Bechtel-led $25B Georgia nuclear plant construction to continue
- Georgia Power announced Wednesday that it and three other Plant Vogtle 3 & 4 cooling tower project owners — Oglethorpe Power, MEAG Power and Dalton Utilities — have reached an agreement that will see construction continue on the $25 billion Waynesboro, Georgia, expansion, according to National Public Radio station WABE. The future of the project was in question in the wake of $2.3 billion in extra costs, bringing the total price tag to approximately twice owners' original estimates.
- The agreement between the four companies shifts more financial risk to Georgia Power, which also stands to benefit the most — 60.7% of cost savings — if the project is completed under the latest budget.
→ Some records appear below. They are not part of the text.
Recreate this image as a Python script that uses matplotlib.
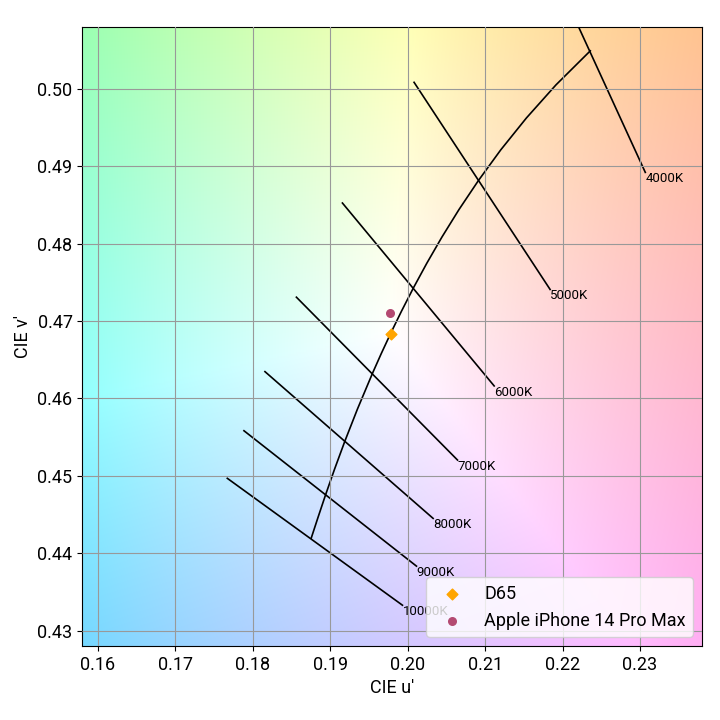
import numpy as np
import matplotlib
matplotlib.use("Agg")
import matplotlib.pyplot as plt

plt.rcParams['font.family'] = ['Roboto', 'DejaVu Sans']

# Daylight locus (CIE u', v') from 4000K to 10000K
locus_cct = [4000, 4250, 4500, 4750, 5000, 5250, 5500, 5750, 6000, 6250,
             6500, 6750, 7000, 7500, 8000, 8500, 9000, 9500, 10000]
locus_u = [0.22358, 0.21915, 0.21533, 0.21202, 0.20914, 0.20663, 0.20442,
           0.20247, 0.20074, 0.19920, 0.19782, 0.19658, 0.19546,
           0.19352, 0.19191, 0.19056, 0.18941, 0.18842, 0.18755]
locus_v = [0.50492, 0.50052, 0.49624, 0.49212, 0.48816, 0.48441, 0.48084,
           0.47746, 0.47427, 0.47126, 0.46843, 0.46576, 0.46324,
           0.45862, 0.45451, 0.45084, 0.44755, 0.44459, 0.44193]

# Isotemperature lines: start and end points
iso_labels = ["4000K", "5000K", "6000K", "7000K", "8000K", "9000K", "10000K"]
iso_u0 = [0.21707, 0.20083, 0.19158, 0.18564, 0.18158, 0.17887, 0.17672]
iso_v0 = [0.51892, 0.50085, 0.48525, 0.47308, 0.46346, 0.45582, 0.44967]
iso_u1 = [0.23068, 0.21839, 0.21117, 0.20644, 0.20329, 0.20114, 0.19933]
iso_v1 = [0.48921, 0.47408, 0.46161, 0.45203, 0.44449, 0.43832, 0.43327]

# Measured points
point_names = ["D65", "Apple iPhone 14 Pro Max"]
point_u = [0.1978, 0.1977]
point_v = [0.4683, 0.4711]

xlim = (0.158, 0.238)
ylim = (0.428, 0.508)


def uv_to_rgb(u, v):
    d = 6 * u - 16 * v + 12
    x = 9 * u / d
    y = 4 * v / d
    X = x / y
    Y = np.ones_like(x)
    Z = (1 - x - y) / y
    M = np.array([[3.2406, -1.5372, -0.4986],
                  [-0.9689, 1.8758, 0.0415],
                  [0.0557, -0.2040, 1.0570]])
    XYZ = np.stack([X, Y, Z], axis=-1)
    rgb = XYZ @ M.T
    enc = np.where(rgb <= 0.0031308, rgb * 12.92,
                   1.055 * np.abs(rgb) ** (1 / 2.4) - 0.055)
    enc = enc / enc.max(axis=-1, keepdims=True)
    return np.clip(enc, 0, 1)


gu, gv = np.meshgrid(np.linspace(xlim[0], xlim[1], 300),
                     np.linspace(ylim[0], ylim[1], 300))
bg = uv_to_rgb(gu, gv)

fig = plt.figure(figsize=(7.2, 7.2), dpi=100)
ax = fig.add_axes([0.1143, 0.1028, 0.8607, 0.8597])
ax.imshow(bg, extent=(xlim[0], xlim[1], ylim[0], ylim[1]), origin='lower',
          aspect='auto', interpolation='bilinear', zorder=0)

ax.grid(True, color='#999999', lw=0.8, zorder=1)
ax.set_axisbelow(False)

ax.plot(locus_u, locus_v, color='black', lw=1.2, zorder=2)
for lab, u0, v0, u1, v1 in zip(iso_labels, iso_u0, iso_v0, iso_u1, iso_v1):
    ax.plot([u0, u1], [v0, v1], color='black', lw=1.2, zorder=2)
    ax.text(u1, v1, lab, fontsize=9.5, ha='left', va='top', zorder=3)

ax.scatter(point_u[0], point_v[0], marker='D', s=30, color='orange',
           label=point_names[0], zorder=4)
ax.scatter(point_u[1], point_v[1], marker='o', s=30, color='#b44a72',
           label=point_names[1], zorder=4)

ax.set_xlim(*xlim)
ax.set_ylim(*ylim)
ax.set_xticks([0.16, 0.17, 0.18, 0.19, 0.20, 0.21, 0.22, 0.23])
ax.set_yticks([0.43, 0.44, 0.45, 0.46, 0.47, 0.48, 0.49, 0.50])
ax.tick_params(labelsize=13)
ax.set_xlabel("CIE u'", fontsize=13)
ax.set_ylabel("CIE v'", fontsize=13)
ax.legend(loc='lower right', fontsize=13)

fig.savefig("out.png", dpi=100)
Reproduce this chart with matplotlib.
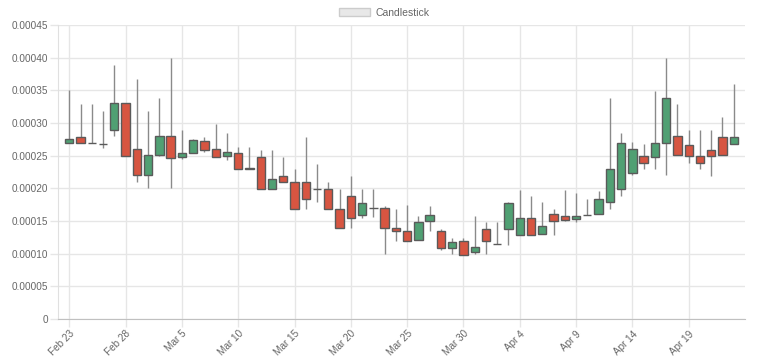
import numpy as np
import pandas as pd
import matplotlib
matplotlib.use('Agg')
from matplotlib import pyplot as plt
from matplotlib.patches import Patch
from matplotlib.transforms import ScaledTranslation

plt.rcParams['font.family'] = ['Liberation Sans', 'DejaVu Sans']

# daily OHLC values, in units of 1e-5
dates = pd.date_range('2019-02-23', periods=60, freq='D')
opens = [26.9, 27.9, 26.9, 26.8, 28.9, 33.0,
         26.0, 22.0, 25.1, 28.0, 24.8, 25.4, 27.3, 26.0, 24.9, 25.4,
         22.9, 24.8, 19.9, 21.9, 20.9, 20.9, 19.9, 19.9, 16.9, 18.9,
         15.9, 17.0, 17.0, 13.9, 13.5, 12.1, 15.0, 13.4, 10.9, 11.9, 10.3,
         13.8, 11.5, 13.8, 12.9, 15.4, 13.0, 16.1, 15.8, 15.3, 15.9,
         16.0, 17.9, 19.9, 22.4, 24.9, 24.8, 26.9, 28.0, 26.7, 25.0,
         25.8, 27.9, 26.8]
highs = [35.0, 32.9, 32.9, 31.9, 38.9, 33.0,
         36.8, 31.9, 33.9, 39.9, 28.9, 27.5, 27.9, 29.8, 28.4, 26.3,
         26.4, 25.9, 25.9, 24.8, 22.9, 27.9, 23.8, 20.9, 19.9, 21.9,
         19.9, 19.9, 17.3, 16.8, 17.4, 15.8, 17.3, 13.8, 12.4, 12.4, 15.8,
         14.8, 14.8, 17.9, 19.7, 18.8, 17.9, 16.8, 19.7, 19.3, 18.3,
         19.6, 33.9, 28.4, 27.1, 26.8, 34.9, 39.9, 32.9, 28.9, 28.9,
         28.9, 30.9, 36.0]
lows = [26.9, 26.9, 26.9, 26.1, 28.0, 25.0,
        20.9, 20.0, 25.0, 20.0, 24.5, 25.4, 25.5, 24.8, 24.4, 22.9,
        22.9, 19.9, 19.9, 20.9, 16.9, 16.8, 17.9, 16.9, 14.0, 14.0,
        15.4, 15.6, 9.9, 11.9, 11.9, 12.1, 13.4, 10.5, 9.9, 9.8, 9.9,
        9.9, 11.5, 11.3, 12.9, 12.9, 13.0, 12.9, 15.0, 14.9, 15.9,
        16.0, 16.9, 18.9, 22.0, 23.0, 23.0, 22.0, 25.1, 23.9, 22.9,
        21.9, 25.1, 26.8]
closes = [27.5, 26.9, 26.9, 26.8, 33.0, 25.0,
          22.0, 25.1, 28.0, 24.6, 25.4, 27.4, 25.9, 24.8, 25.5, 22.9,
          23.1, 19.9, 21.4, 20.9, 16.9, 18.4, 19.9, 16.9, 14.0, 15.4,
          17.7, 17.0, 13.9, 13.4, 11.9, 14.9, 15.9, 10.9, 11.8, 9.8, 11.0,
          11.9, 11.5, 17.8, 15.4, 12.9, 14.3, 15.0, 15.1, 15.8, 15.9,
          18.3, 22.9, 26.9, 26.0, 23.9, 26.9, 33.8, 25.1, 25.0, 23.9,
          24.9, 25.1, 27.9]

o = np.array(opens) * 1e-5
h = np.array(highs) * 1e-5
l = np.array(lows) * 1e-5
c = np.array(closes) * 1e-5
x = np.arange(len(dates))

up_col = '#50a073'
down_col = '#d75541'
flat_col = '#5a5a5a'
cols = [up_col if cc > oo else (down_col if cc < oo else flat_col) for oo, cc in zip(o, c)]

fig = plt.figure(figsize=(7.68, 3.64), dpi=100)
ax = fig.add_axes([58 / 768, 1 - 319 / 364, (745 - 58) / 768, (319 - 25) / 364])

ax.vlines(x, l, h, color='#8a8a8a', linewidth=1.0, zorder=2)
ax.bar(x, np.abs(c - o), bottom=np.minimum(o, c), width=0.74, color=cols,
       edgecolor='#5a5a5a', linewidth=1.0, zorder=3)

ax.set_xlim(-1, len(dates))
ax.set_ylim(0, 0.00045)

yt = np.arange(0, 0.00046, 0.00005)
ax.set_yticks(yt)
ax.set_yticklabels(['0'] + ['%.5f' % v for v in yt[1:]])
xt = x[::5]
ax.set_xticks(xt)
ax.set_xticklabels([d.strftime('%b ') + str(d.day) for d in dates[::5]],
                   rotation=45, ha='right', rotation_mode='anchor')
# nudge rotated labels so their end sits just right of the tick
for lab in ax.get_xticklabels():
    lab.set_transform(lab.get_transform() + ScaledTranslation(3 / 100, 0, fig.dpi_scale_trans))

ax.grid(True, color='#e6e6e6', linewidth=1.0, zorder=0)
ax.set_axisbelow(True)
ax.tick_params(axis='both', length=6, width=1.0, color='#e6e6e6',
               labelcolor='#666666', labelsize=7.2, pad=1)
for s in ['top', 'right']:
    ax.spines[s].set_visible(False)
ax.spines['left'].set_color('#e0e0e0')
ax.spines['bottom'].set_color('#c0c0c0')

handle = Patch(facecolor='#e8e8e8', edgecolor='#cccccc', linewidth=1.0)
fig.legend([handle], ['Candlestick'], loc='upper center', bbox_to_anchor=(0.5, 1.005),
           frameon=False, fontsize=7.5, labelcolor='#666666',
           handlelength=3.0, handleheight=0.9, handletextpad=0.5)

fig.savefig('out.png', dpi=100, facecolor='white')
Georgia Power, according to the Atlanta Journal-Constitution, will be responsible for 55.7% of future cost overruns between $800 million and $1.6 billion and 65.7% of extra costs between $1.6 billion and $2.1 billion. If costs exceed $2.1 billion, co-owners could sell their interest and transfer their costs to Georgia Power.
- The Vogtle 3 & 4 project is, according to Georgia Power, the biggest job-creating construction project in Georgia, employing 7,000 workers. The project's former lead contractor, Westinghouse, filed for bankruptcy in March 2017, prompting Southern Nuclear, a subsidiary of Georgia Power's parent Southern Co., to take over. Bechtel is the construction manager overseeing day-to-day activities. The Vogtle towers are the first nuclear units to be built in the U.S. in three decades.
In the construction industry, building nuclear facilities is a highly specialized segment and requires a team of professionals familiar with the process. This is not only to increase the odds of the project being completed according to schedule and on budget, but also to ensure the safe operations of plants after construction is complete.
Bechtel is one of those specialists, and according to the company, it has built more than half of the nuclear power plants in the U.S. Bechtel, with an estimated 2,200 nuclear specialists at its disposal, has also been involved with some level of engineering or construction at 80% of the nuclear facilities in the U.S. and 150 plants around the world.
Fluor, which was involved in the Vogtle project when Westinghouse was lead contractor, also has a nuclear power construction division and claims to have had a hand in the design, engineering or construction services for 20 U.S. plants.
These projects can mean big bucks for contractors and their employees, but the number of nuclear power plants being planned and built is few and far between. That could change, however, as nuclear plants become safer, power companies consider smaller units and the overall desire to reduce dependency on oil and gas grows.